* start Data for this exercise *
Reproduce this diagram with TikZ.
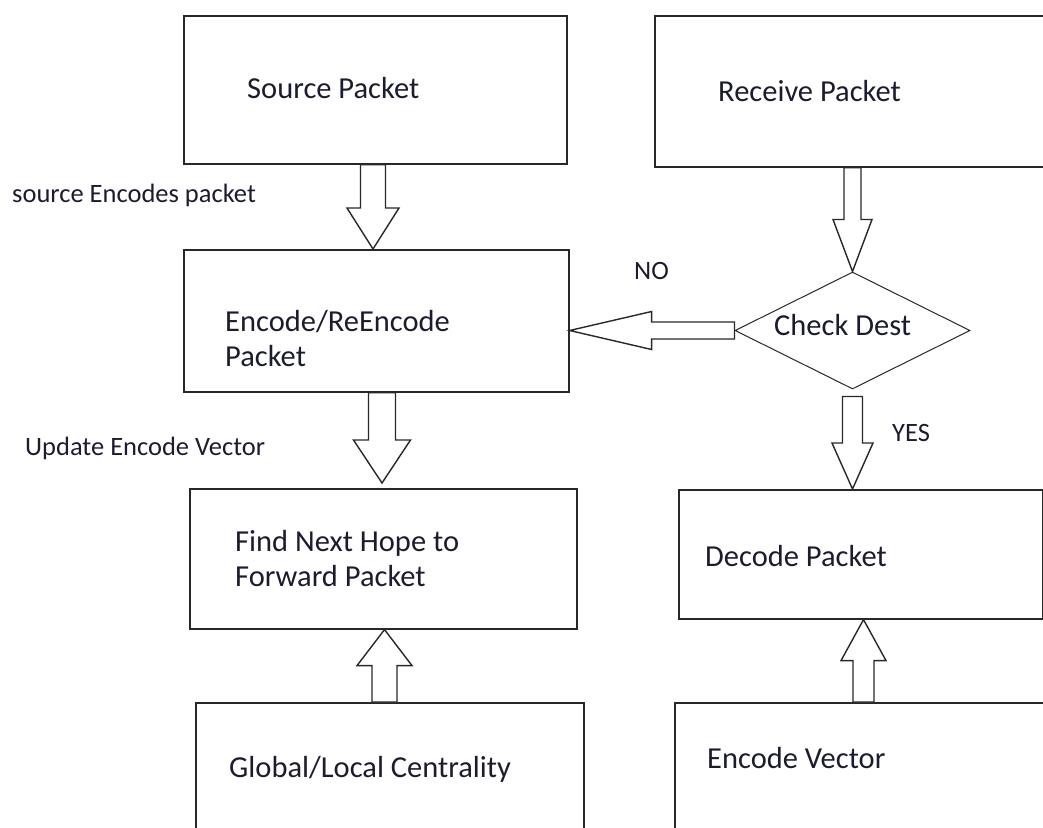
\documentclass[tikz,border=0pt]{standalone}
\usepackage{fontspec}
\setmainfont{Carlito}
\usetikzlibrary{shapes.geometric,calc}
\definecolor{ink}{RGB}{28,28,48}
\definecolor{edge}{RGB}{40,40,40}

% block arrow along the y axis: start, tip, shaft half width, head half width, head length
\newcommand\vblock[5]{%
  \draw[blk] let \p1=(#1), \p2=(#2) in
    (\x2-#3,\y1) -- (\x2-#3,\y2+#5) -- (\x2-#4,\y2+#5) -- (\x2,\y2)
    -- (\x2+#4,\y2+#5) -- (\x2+#3,\y2+#5) -- (\x2+#3,\y1) -- cycle;}
% block arrow along the x axis
\newcommand\hblock[5]{%
  \draw[blk] let \p1=(#1), \p2=(#2) in
    (\x1,\y2-#3) -- (\x2+#5,\y2-#3) -- (\x2+#5,\y2-#4) -- (\x2,\y2)
    -- (\x2+#5,\y2+#4) -- (\x2+#5,\y2+#3) -- (\x1,\y2+#3) -- cycle;}

\begin{document}
\begin{tikzpicture}[x=1pt,y=-1pt,
  box/.style={draw=edge,line width=1.6pt,rectangle,anchor=north west,inner sep=0pt},
  txt/.style={text=ink,inner sep=0pt,anchor=west,align=left,
    font=\fontsize{30.5pt}{35pt}\selectfont,text height=19.6pt,text depth=0pt},
  side/.style={txt,font=\fontsize{26.5pt}{32pt}\selectfont,text height=17pt},
  blk/.style={draw=edge,line width=1.4pt,line join=miter,fill=white},
  decision/.style={diamond,draw=edge,line width=1pt,inner sep=0pt,
    minimum width=235pt,minimum height=117pt}]
\useasboundingbox (0,0) rectangle (1043,827);
\clip (0,0) rectangle (1043,827);

% boxes
\node[box,minimum width=383pt,minimum height=148pt] (src)  at (183,15)  {};
\node[box,minimum width=420pt,minimum height=151pt] (recv) at (654,15)  {};
\node[box,minimum width=385pt,minimum height=142pt] (enc)  at (183,249) {};
\node[box,minimum width=387pt,minimum height=140pt] (find) at (189,488) {};
\node[box,minimum width=388pt,minimum height=170pt] (glob) at (195,702) {};
\node[box,minimum width=364pt,minimum height=129pt] (dec)  at (678,489) {};
\node[box,minimum width=400pt,minimum height=170pt] (ev)   at (674,702) {};
\node[decision] (chk) at (852.5,330.5) {};

% box texts (multi-line nodes are placed by their last line)
\node[txt] (tsrc)  at (247,89)  {Source Packet};
\node[txt] (trecv) at (718,92)  {Receive Packet};
\node[txt] (tenc)  at (225,357) {Encode/ReEncode\\Packet};
\node[txt] (tfind) at (235,577) {Find Next Hope to\\Forward Packet};
\node[txt] (tglob) at (229,768) {Global/Local Centrality};
\node[txt] (tchk)  at (774,326) {Check Dest};
\node[txt] (tdec)  at (705,557) {Decode Packet};
\node[txt] (tev)   at (707,759) {Encode Vector};

% side labels
\node[side] (l1) at (12,194)  {source Encodes packet};
\node[side] (l2) at (25,447)  {Update Encode Vector};
\node[side] (lno)  at (634,271) {NO};
\node[side] (lyes) at (892,433) {YES};

% arrow axes
\coordinate (x1) at (373,0);
\coordinate (x2) at (852.5,0);
\coordinate (x5) at (382,0);
\coordinate (x6) at (384.5,0);
\coordinate (x7) at (863.5,0);
\path (find.north -| x5) ++(0,-5) coordinate (t5);
\path (chk.south) ++(0,7) coordinate (s4);

% block arrows
\vblock{src.south -| x1}{enc.north -| x1}{12.5pt}{26pt}{41pt}
\vblock{recv.south -| x2}{chk.north}{8.5pt}{19.5pt}{52pt}
\hblock{chk.west}{enc.east |- chk.west}{8.5pt}{19pt}{82pt}
\vblock{s4}{dec.north -| s4}{10pt}{20.5pt}{46pt}
\vblock{enc.south -| x5}{t5}{13.5pt}{28.5pt}{43pt}
\vblock{glob.north -| x6}{find.south -| x6}{12.5pt}{27.5pt}{-36pt}
\vblock{ev.north -| x7}{dec.south -| x7}{10.5pt}{22.5pt}{-41pt}
\end{tikzpicture}
\end{document}
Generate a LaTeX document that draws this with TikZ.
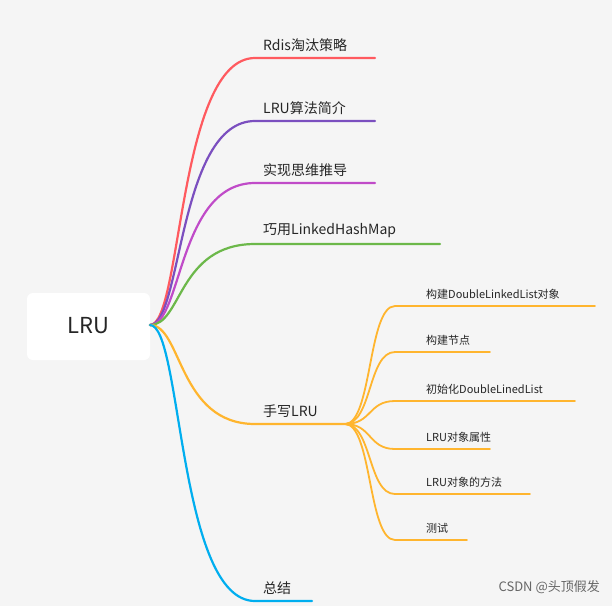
\documentclass[tikz,border=0pt]{standalone}
\usepackage{fontspec}
\setmainfont{Noto Sans CJK SC}
\begin{document}
\begin{tikzpicture}[x=1pt,y=-1pt,
  br/.style={line width=2.2pt,line cap=round},
  lab/.style={anchor=south west,inner sep=0pt,font=\fontsize{14}{16}\selectfont,text=black!85},
  slab/.style={anchor=south west,inner sep=0pt,font=\fontsize{11}{13}\selectfont,text=black!85}]
\definecolor{cR}{HTML}{FF5A5F}\definecolor{cP}{HTML}{7B4FBF}\definecolor{cM}{HTML}{C04BC8}
\definecolor{cG}{HTML}{6CB84A}\definecolor{cO}{HTML}{FFB52E}\definecolor{cC}{HTML}{00AEEF}
\fill[black!4] (0,0) rectangle (612,606);
\useasboundingbox (0,0) rectangle (612,606);
\fill[white,rounded corners=6pt] (27,293) rectangle (150,360);
\node[font=\fontsize{22}{24}\selectfont,text=black!85] (root) at (88,326) {LRU};
\coordinate (o) at (150,325);
\coordinate (h) at (345,424);
% main branches
\foreach \y/\e/\c/\n in {58/375/cR/a,121/375/cP/b,183/375/cM/c,244/440/cG/d,424/345/cO/e,601/312/cC/f}{
  \coordinate (\n s) at (255,\y); \coordinate (\n e) at (\e,\y);
  \draw[br,\c] (o) .. controls (182,325) and (178,\y) .. (\n s) -- (\n e);
}
\node[lab] (ta) at (263,52) {Rdis淘汰策略};
\node[lab] (tb) at (263,115) {LRU算法简介};
\node[lab] (tc) at (263,177) {实现思维推导};
\node[lab] (td) at (263,238) {巧用LinkedHashMap};
\node[lab] (te) at (263,418) {手写LRU};
\node[lab] (tf) at (263,595) {总结};
% sub branches
\foreach \y/\e/\n in {306/595/s1,352/490/s2,401/575/s3,449/490/s4,494/530/s5,540/467/s6}{
  \coordinate (\n a) at (395,\y); \coordinate (\n b) at (\e,\y);
  \draw[line width=1.8pt,line cap=round,cO] (h) .. controls (372,424) and (368,\y) .. (\n a) -- (\n b);
}
\node[slab] (u1) at (426,300) {构建DoubleLinkedList对象};
\node[slab] (u2) at (426,346) {构建节点};
\node[slab] (u3) at (426,395) {初始化DoubleLinedList};
\node[slab] (u4) at (426,443) {LRU对象属性};
\node[slab] (u5) at (426,488) {LRU对象的方法};
\node[slab] (u6) at (426,534) {测试};
\node[anchor=south east,inner sep=0pt,font=\fontsize{13}{15}\selectfont,text=black!60] (wm) at (600,594) {CSDN @头顶假发};
\end{tikzpicture}
\end{document}
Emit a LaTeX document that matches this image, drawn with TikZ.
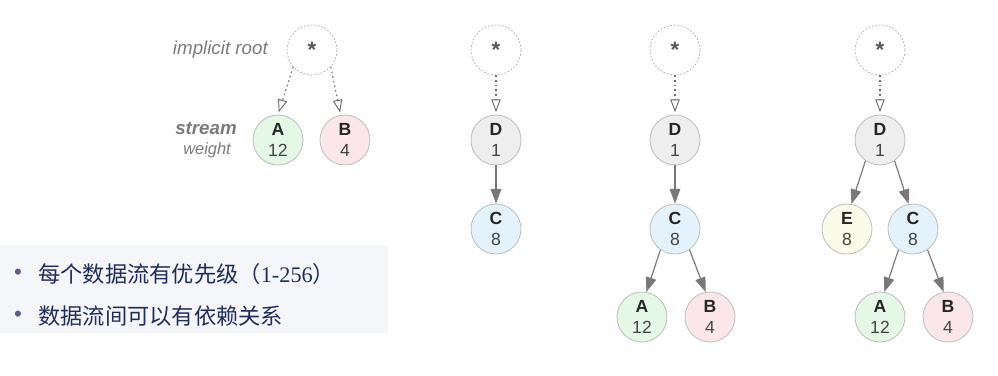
* end Data for this exercise *
### What is being asked
Take each line containing the string "that" and copy it out.

### Task output
Generate a LaTeX document that draws this with TikZ.
Emit a LaTeX document that matches this image, drawn with TikZ.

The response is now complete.